Maybe as attitudes in the newspaper industry continue to change, more of these creative ideas can start to be seen in more than just two pages.

luisrendon

One Comment

  1. I love that you tied everything up neatly at the end and gave me a “what I’m taking away from this” summary.

    A few other notes:
    • “Here they’ve packaged an entire section with two sidebars about the weather underneath a great picture and headline.” … Sidebars by definition must accompany a main story, but these appear to be parallel stories, not a major and minor.
    • “The DMN has created this Super Bowl bug” … because of its prominence and size, I think I’d call this a logo.

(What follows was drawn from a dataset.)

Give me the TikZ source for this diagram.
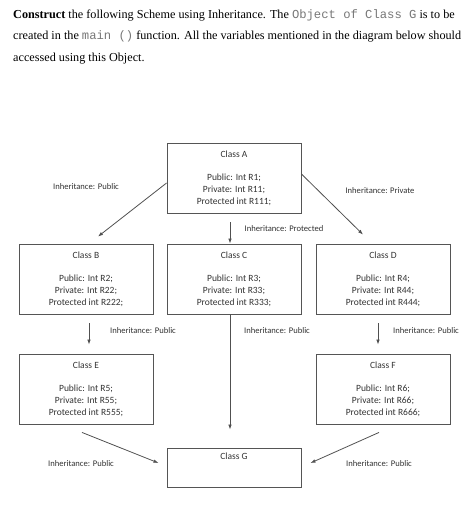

Bugs tend to be smaller and simpler.
    • “credit lines give credit to photos.” … as well as illustrations and information graphics.
    • “Underneath that is their title in a smaller font” … that looks more like what bureau they work out of than a title.
    • “While not entirely innovative (nameplates)” … you can say that again!
    • ” The DMN has added their website as well as the date to their folio” … and how awkward is that gap between the name and website? Yuck.
    • “they are all about the “less is more” field of thinking” … while I totally understand why you might think this, I would argue that many of their choices actually add visual clutter, ie, that odd gap in the folio, and centered bylines juxtaposed against flush and justified elements. And while simplicity is key to great design, it’s good to remember that just because something is simple doesn’t mean it’s good.